[Start of Extracted entries]
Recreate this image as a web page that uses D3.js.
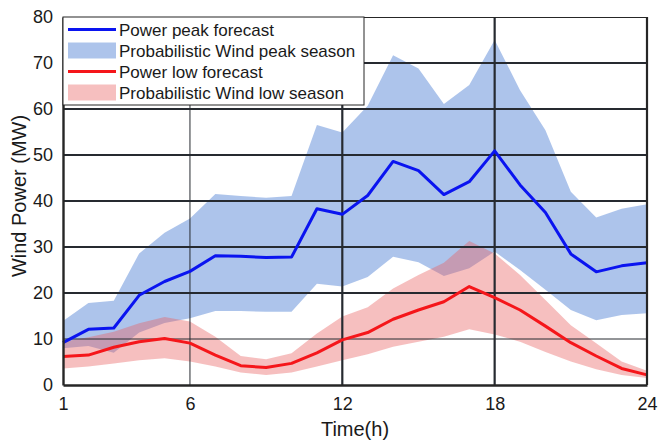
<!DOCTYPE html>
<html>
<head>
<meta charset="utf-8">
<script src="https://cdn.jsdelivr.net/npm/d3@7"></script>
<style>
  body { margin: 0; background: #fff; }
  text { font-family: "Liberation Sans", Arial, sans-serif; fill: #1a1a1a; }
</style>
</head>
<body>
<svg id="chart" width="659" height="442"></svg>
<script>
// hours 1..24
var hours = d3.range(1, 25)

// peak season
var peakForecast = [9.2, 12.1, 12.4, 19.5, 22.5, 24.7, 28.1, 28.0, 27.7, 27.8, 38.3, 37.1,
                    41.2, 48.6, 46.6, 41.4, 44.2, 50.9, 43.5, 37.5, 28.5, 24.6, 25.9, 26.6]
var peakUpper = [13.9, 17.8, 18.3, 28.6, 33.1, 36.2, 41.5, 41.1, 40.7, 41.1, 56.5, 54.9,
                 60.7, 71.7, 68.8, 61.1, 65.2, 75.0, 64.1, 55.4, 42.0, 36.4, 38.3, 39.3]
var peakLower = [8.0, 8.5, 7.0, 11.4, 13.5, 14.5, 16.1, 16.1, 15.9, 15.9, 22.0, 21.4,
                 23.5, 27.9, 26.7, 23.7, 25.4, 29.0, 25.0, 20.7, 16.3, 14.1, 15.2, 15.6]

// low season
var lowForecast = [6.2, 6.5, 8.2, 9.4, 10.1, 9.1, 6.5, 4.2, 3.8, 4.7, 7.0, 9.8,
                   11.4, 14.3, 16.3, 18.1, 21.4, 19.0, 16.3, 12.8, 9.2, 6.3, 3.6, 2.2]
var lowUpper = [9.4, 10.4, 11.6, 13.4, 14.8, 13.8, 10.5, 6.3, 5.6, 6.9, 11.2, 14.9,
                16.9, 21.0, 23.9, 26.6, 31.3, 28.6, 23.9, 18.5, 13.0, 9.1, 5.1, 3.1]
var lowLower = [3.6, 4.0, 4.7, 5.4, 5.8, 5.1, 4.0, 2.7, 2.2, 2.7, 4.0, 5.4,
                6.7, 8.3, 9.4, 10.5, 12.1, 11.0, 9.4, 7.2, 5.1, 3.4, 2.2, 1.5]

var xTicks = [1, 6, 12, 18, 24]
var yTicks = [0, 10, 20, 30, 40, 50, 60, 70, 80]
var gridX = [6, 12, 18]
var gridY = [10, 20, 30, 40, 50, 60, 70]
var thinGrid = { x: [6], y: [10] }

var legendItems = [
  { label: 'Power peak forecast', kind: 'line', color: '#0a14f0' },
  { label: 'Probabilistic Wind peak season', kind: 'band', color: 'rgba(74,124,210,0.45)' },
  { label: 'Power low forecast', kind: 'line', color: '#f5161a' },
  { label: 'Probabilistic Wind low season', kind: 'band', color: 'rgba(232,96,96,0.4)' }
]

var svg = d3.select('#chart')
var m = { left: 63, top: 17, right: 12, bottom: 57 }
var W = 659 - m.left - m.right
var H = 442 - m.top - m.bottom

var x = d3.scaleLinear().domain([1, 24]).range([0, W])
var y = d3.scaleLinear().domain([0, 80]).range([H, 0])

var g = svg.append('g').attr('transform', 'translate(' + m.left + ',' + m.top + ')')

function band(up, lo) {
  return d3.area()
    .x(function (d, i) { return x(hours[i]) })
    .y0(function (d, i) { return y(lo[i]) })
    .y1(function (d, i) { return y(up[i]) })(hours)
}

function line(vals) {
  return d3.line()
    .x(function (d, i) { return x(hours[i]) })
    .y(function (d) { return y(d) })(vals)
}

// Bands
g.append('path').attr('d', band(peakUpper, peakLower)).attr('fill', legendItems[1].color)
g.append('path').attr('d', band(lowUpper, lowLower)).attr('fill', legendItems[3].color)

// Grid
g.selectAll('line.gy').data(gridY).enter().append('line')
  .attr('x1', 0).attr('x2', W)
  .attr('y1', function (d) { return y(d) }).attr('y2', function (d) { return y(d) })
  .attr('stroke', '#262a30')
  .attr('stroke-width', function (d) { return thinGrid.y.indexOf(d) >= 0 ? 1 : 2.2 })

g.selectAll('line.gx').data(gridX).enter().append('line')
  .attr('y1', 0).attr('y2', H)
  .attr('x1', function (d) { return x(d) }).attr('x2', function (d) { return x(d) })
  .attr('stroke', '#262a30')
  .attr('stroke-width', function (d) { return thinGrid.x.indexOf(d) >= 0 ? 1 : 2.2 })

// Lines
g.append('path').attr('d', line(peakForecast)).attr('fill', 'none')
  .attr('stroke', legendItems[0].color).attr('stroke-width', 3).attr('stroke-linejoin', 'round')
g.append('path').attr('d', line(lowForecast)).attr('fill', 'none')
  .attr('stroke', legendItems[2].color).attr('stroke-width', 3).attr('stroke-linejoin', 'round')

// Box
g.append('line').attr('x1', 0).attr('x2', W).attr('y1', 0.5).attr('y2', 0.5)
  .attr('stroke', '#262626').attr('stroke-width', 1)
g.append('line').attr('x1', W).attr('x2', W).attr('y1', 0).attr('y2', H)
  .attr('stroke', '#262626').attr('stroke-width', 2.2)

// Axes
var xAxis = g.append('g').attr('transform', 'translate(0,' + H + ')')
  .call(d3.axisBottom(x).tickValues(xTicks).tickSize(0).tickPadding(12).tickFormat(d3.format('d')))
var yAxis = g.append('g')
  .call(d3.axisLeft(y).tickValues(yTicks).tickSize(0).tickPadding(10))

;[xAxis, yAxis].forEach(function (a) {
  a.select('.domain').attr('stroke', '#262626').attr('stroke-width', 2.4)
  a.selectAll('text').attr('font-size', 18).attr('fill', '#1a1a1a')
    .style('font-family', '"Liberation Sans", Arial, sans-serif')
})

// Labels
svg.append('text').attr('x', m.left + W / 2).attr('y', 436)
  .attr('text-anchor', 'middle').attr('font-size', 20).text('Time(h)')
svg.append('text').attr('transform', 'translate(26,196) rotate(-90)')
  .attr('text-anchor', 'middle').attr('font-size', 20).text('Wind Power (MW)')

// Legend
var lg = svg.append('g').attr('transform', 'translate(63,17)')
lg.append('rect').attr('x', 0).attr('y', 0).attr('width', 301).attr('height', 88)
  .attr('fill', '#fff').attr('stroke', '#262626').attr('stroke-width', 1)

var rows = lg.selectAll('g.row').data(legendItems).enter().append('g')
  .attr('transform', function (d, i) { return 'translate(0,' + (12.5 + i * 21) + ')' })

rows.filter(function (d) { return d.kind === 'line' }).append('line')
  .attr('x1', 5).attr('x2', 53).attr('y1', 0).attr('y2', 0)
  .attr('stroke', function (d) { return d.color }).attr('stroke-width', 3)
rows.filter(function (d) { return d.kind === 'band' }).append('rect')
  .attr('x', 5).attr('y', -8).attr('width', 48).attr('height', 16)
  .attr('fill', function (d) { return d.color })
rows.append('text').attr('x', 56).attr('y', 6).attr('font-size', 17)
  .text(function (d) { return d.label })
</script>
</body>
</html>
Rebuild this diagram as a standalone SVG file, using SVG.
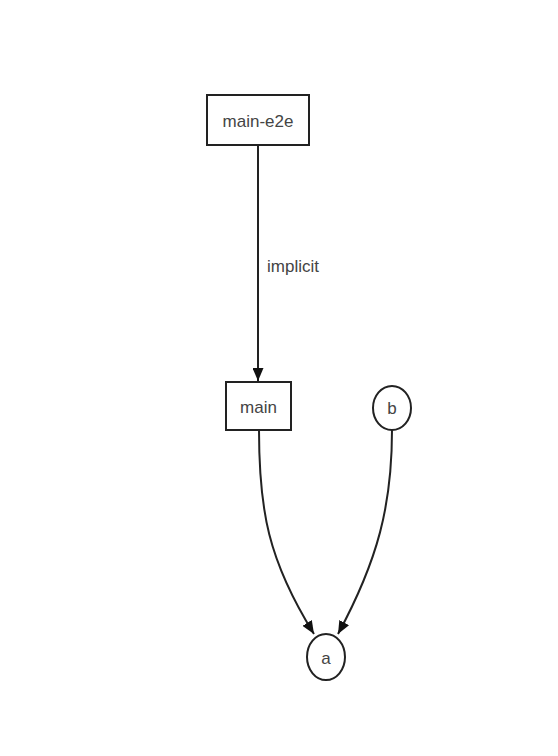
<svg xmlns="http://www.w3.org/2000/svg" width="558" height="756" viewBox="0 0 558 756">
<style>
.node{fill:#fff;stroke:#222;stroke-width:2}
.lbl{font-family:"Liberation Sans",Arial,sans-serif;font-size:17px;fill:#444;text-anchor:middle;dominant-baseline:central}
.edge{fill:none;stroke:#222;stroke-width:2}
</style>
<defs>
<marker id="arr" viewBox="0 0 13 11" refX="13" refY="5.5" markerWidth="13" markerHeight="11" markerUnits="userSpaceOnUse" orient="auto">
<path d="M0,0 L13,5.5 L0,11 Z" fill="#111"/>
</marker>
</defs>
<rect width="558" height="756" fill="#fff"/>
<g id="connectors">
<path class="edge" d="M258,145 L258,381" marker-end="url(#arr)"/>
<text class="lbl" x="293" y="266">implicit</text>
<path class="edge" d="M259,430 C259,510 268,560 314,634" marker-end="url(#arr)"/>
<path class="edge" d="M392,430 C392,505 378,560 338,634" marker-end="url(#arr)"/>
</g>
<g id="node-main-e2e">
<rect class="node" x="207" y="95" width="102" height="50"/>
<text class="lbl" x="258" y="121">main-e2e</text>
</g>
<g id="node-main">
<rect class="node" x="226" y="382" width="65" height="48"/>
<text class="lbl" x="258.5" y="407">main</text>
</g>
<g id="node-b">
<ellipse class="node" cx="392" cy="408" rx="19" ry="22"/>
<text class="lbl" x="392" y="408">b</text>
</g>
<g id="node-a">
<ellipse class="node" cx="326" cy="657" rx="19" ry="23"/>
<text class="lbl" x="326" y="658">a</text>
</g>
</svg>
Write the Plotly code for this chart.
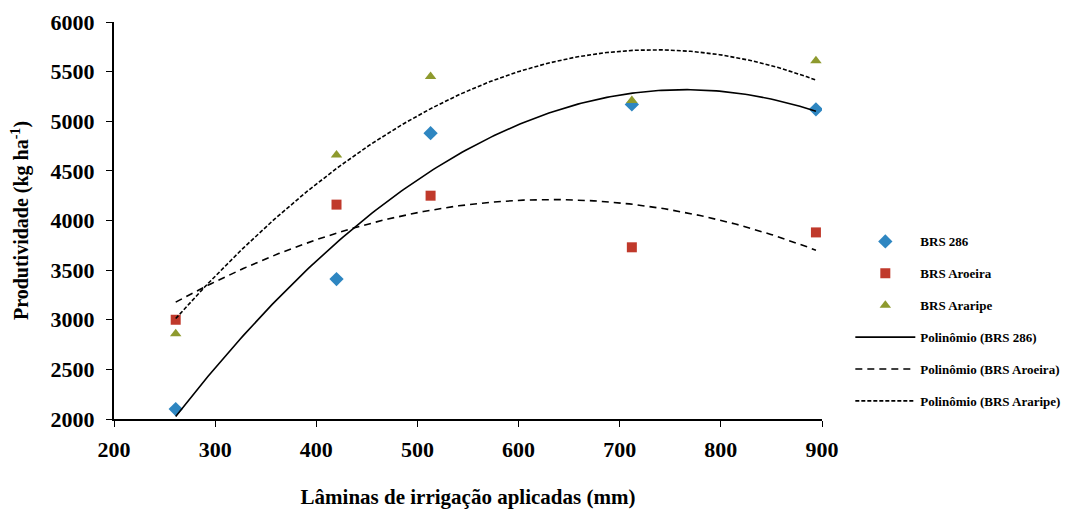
[End of Extracted entries]
*Request*:
Select from the material above each line in which the string "chart" appears, and list those lines.

*Solution for this exercise*:
<svg id="chart" width="659" height="442"></svg>
var svg = d3.select('#chart')
Write the Plotly code for this chart.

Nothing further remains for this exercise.